Copy each line in which the string "chart" occurs.

EXTRACTED DATA -
= = = =
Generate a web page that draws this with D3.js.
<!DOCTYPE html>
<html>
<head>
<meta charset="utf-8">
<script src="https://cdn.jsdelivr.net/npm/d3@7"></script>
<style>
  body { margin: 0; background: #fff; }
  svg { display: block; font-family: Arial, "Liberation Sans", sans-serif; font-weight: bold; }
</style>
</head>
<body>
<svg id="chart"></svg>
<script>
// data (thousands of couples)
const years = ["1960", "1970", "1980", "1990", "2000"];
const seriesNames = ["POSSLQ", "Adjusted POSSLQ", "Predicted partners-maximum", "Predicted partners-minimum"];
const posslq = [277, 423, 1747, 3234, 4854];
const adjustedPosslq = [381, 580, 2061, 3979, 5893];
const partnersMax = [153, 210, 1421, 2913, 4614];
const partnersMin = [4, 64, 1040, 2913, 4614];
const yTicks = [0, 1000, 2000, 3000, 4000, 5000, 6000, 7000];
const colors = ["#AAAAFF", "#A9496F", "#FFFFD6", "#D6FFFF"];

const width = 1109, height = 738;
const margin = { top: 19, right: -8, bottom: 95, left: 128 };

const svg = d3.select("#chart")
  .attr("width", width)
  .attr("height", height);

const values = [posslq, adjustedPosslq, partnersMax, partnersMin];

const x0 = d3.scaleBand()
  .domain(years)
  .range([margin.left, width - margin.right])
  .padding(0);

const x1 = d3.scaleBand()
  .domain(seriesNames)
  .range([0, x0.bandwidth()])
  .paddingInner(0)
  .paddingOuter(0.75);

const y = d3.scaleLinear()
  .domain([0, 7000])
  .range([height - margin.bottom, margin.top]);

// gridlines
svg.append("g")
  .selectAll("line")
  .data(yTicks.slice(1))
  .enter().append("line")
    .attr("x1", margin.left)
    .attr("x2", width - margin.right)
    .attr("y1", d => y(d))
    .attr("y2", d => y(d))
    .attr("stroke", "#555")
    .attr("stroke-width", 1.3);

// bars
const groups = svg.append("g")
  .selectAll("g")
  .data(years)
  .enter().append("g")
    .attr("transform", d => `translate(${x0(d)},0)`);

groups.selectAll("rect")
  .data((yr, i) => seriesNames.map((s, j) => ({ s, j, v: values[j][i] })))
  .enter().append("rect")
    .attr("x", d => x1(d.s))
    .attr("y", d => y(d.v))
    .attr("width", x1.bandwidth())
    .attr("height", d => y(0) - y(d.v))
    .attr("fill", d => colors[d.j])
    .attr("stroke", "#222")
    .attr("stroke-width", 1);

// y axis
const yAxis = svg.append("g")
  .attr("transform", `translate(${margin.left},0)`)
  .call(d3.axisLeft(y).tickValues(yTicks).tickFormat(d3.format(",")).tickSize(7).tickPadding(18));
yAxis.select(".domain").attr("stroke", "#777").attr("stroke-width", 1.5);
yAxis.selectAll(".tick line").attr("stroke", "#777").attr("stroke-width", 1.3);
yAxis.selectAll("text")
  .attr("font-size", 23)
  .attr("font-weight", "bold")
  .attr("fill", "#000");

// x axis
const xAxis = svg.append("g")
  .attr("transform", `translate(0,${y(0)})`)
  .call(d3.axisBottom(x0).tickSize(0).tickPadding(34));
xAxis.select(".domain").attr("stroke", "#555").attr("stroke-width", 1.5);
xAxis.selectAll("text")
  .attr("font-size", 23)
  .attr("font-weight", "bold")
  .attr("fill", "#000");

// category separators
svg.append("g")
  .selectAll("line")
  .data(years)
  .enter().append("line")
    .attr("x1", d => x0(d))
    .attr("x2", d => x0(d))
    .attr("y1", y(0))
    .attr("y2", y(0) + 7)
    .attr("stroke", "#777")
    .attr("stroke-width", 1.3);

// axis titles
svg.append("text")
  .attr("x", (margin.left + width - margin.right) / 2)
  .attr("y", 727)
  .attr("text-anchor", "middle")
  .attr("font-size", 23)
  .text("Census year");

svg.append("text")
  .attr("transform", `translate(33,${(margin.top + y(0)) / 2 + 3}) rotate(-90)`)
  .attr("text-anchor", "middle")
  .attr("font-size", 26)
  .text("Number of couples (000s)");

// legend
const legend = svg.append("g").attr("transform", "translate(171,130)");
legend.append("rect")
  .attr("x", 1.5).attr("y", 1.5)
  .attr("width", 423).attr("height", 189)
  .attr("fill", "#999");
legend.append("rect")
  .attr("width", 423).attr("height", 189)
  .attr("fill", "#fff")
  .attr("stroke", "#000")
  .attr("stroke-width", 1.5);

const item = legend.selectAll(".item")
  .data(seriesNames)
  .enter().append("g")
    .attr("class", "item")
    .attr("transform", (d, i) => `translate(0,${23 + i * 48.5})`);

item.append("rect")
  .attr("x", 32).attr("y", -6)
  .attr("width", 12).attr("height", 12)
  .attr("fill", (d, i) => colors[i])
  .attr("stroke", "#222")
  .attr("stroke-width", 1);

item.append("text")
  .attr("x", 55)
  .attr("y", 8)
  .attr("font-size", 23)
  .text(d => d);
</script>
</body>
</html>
= = = =
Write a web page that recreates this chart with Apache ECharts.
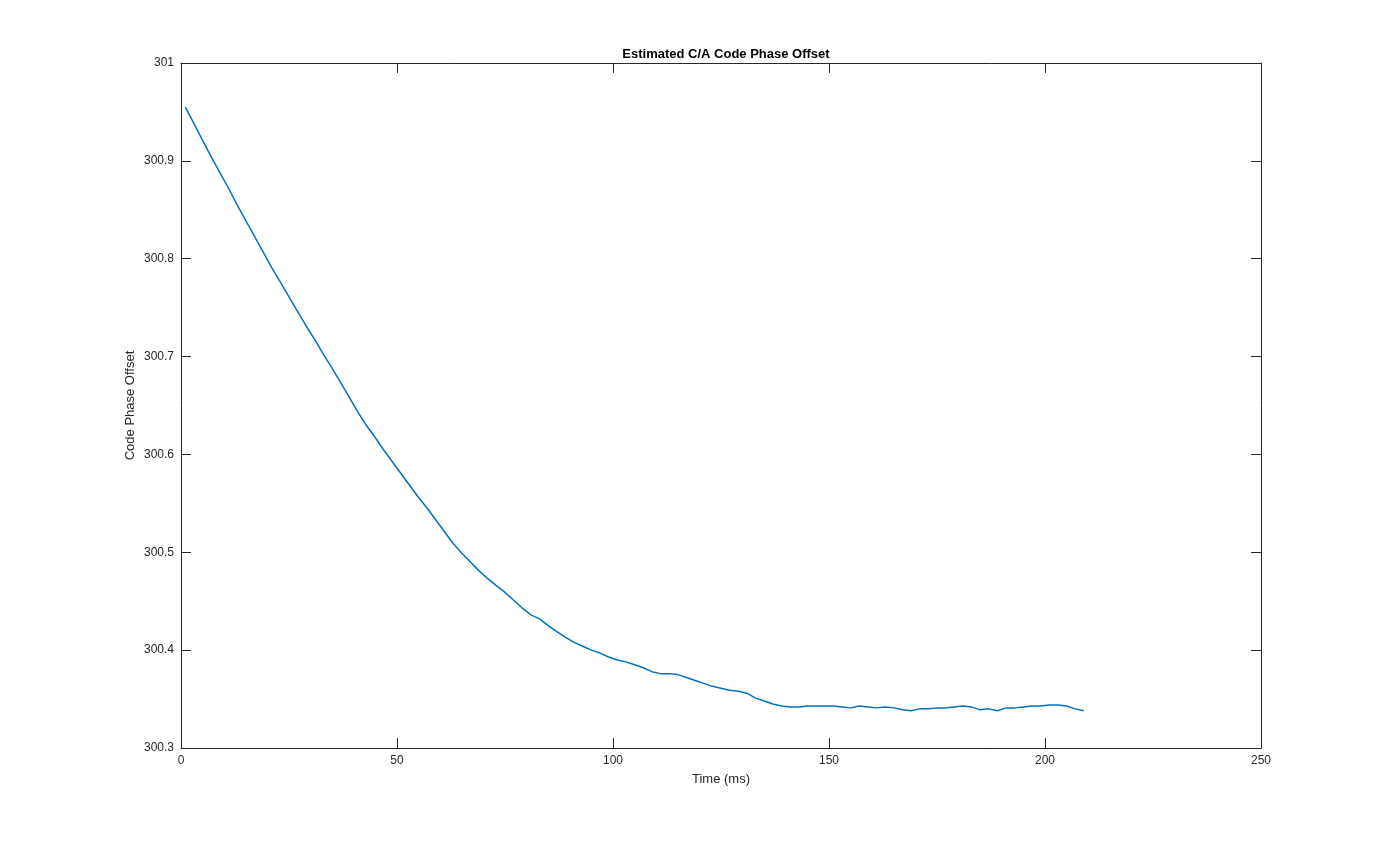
= = = =
RESULT BELOW -
<svg id="chart"></svg>
const svg = d3.select("#chart")
Write a web page that recreates this chart with Apache ECharts.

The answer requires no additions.